> **GOAL OF THE EXERCISE**
Extract every line of the material that holds the string "Clone".

> **TASK INPUTS**
· · · · · · ·

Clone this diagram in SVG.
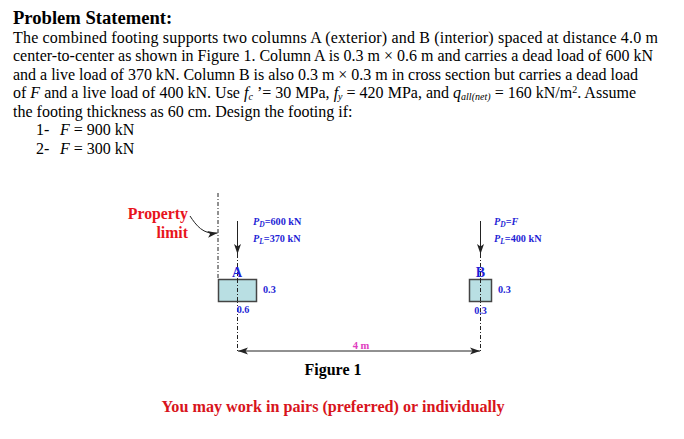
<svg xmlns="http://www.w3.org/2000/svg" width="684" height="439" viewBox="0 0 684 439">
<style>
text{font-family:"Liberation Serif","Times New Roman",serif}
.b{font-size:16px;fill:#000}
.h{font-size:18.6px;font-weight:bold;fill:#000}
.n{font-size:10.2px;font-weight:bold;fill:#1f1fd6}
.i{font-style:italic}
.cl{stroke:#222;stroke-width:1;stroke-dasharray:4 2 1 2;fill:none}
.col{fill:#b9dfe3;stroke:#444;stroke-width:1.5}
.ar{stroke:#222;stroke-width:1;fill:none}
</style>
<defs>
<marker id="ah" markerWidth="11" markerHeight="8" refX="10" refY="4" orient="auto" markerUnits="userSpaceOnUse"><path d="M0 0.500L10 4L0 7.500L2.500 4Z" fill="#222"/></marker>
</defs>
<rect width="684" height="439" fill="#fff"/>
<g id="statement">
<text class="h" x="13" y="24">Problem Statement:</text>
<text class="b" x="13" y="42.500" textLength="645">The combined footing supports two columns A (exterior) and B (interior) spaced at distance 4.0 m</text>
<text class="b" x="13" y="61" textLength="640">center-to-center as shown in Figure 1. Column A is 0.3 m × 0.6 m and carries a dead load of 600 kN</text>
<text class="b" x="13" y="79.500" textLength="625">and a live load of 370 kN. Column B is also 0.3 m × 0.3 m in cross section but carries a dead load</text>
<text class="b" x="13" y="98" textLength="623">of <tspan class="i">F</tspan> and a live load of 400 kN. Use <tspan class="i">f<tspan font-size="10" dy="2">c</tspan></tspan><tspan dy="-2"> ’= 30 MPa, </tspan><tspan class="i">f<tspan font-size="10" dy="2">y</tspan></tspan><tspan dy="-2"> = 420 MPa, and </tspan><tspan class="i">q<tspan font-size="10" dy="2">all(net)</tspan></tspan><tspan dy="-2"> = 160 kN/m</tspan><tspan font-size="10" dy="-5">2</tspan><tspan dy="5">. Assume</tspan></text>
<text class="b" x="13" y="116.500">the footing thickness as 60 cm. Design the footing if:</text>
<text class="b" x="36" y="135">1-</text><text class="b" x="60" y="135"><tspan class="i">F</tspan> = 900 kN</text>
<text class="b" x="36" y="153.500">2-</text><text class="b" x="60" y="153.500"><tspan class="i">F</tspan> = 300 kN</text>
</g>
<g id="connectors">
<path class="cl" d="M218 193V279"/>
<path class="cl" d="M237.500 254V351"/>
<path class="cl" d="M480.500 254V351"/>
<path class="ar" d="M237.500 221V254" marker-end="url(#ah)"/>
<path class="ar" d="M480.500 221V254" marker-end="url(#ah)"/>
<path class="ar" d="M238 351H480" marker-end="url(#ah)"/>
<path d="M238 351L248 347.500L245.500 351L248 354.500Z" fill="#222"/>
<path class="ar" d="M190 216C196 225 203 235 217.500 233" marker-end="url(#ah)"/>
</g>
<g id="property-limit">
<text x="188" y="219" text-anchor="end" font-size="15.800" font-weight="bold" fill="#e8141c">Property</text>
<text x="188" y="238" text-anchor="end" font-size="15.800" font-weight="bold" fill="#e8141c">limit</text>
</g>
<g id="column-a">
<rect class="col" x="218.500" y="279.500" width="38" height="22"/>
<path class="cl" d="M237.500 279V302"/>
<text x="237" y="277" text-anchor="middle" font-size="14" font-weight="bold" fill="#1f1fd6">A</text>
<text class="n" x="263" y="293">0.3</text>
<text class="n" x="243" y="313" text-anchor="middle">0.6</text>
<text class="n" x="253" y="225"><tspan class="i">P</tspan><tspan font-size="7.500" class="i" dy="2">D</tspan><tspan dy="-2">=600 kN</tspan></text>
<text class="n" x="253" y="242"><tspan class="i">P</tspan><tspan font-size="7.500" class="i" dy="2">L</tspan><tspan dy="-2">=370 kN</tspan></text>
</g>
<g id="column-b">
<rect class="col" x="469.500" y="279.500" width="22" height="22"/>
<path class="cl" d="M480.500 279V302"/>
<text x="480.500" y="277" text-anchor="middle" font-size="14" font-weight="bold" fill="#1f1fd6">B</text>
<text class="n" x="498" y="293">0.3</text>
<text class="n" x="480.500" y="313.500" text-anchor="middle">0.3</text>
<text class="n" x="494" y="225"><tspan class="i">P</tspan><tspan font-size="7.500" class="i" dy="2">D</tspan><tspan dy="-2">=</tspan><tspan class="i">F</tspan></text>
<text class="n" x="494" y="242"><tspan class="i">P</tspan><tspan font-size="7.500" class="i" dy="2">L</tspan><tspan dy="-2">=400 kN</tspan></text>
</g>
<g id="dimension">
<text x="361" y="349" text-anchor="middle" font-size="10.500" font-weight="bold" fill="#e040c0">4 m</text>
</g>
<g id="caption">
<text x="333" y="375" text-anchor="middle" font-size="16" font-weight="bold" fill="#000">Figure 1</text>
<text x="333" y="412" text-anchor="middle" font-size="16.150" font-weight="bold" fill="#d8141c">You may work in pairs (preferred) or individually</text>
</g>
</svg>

· · · · · · ·

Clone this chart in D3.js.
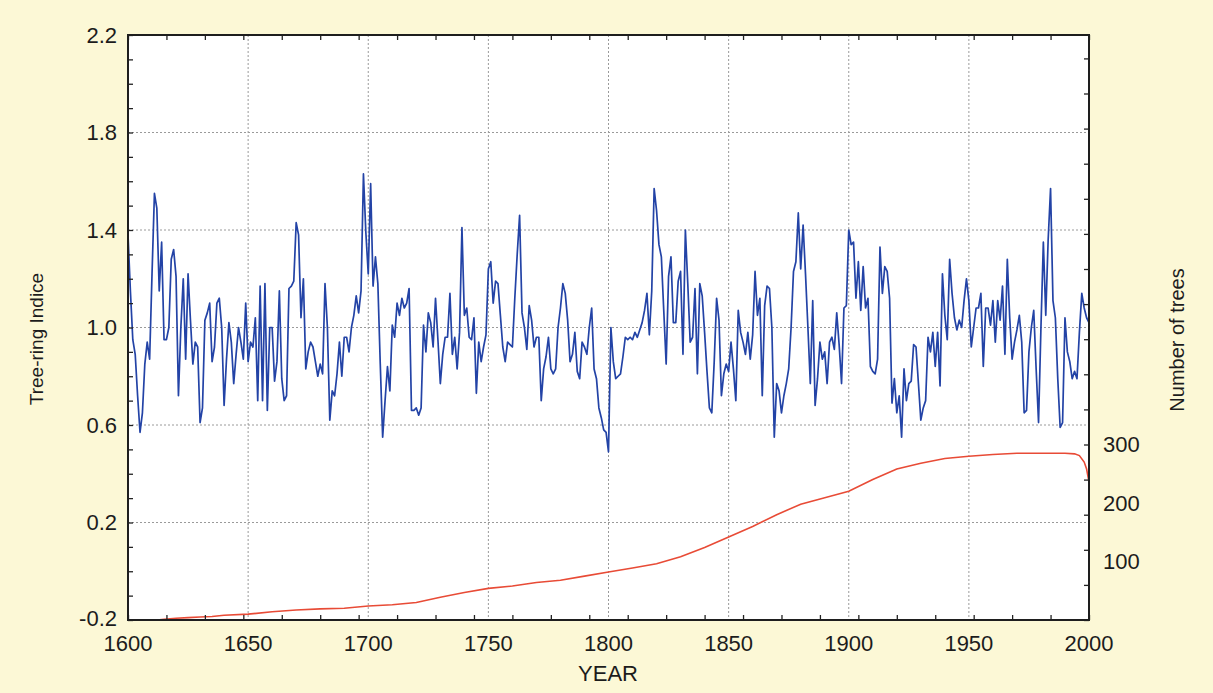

· · · · · · ·

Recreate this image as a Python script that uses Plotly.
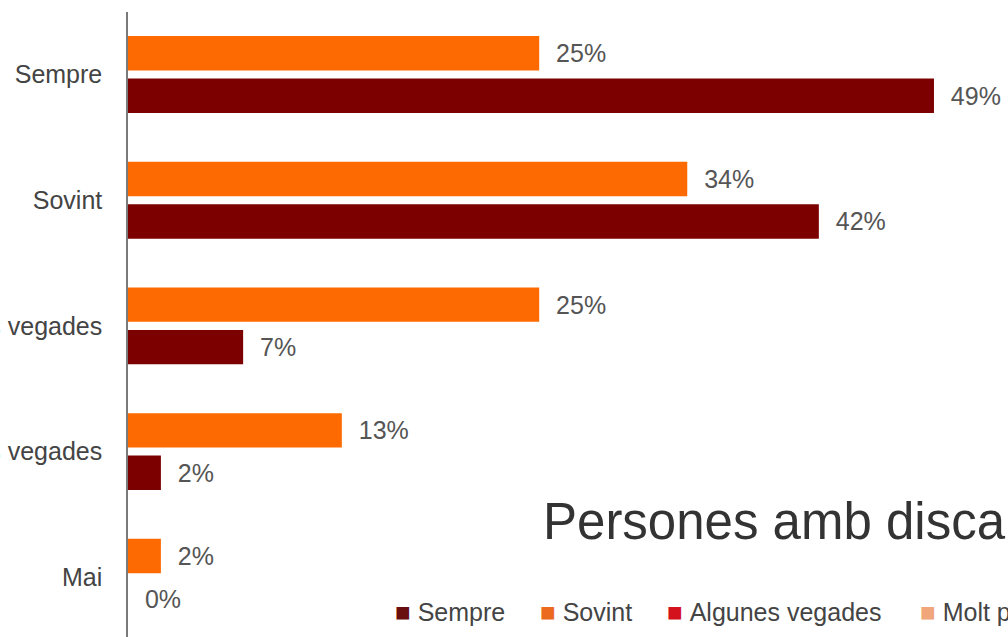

· · · · · · ·

> **SOLUTION**
Clone this diagram in SVG.
Clone this chart in D3.js.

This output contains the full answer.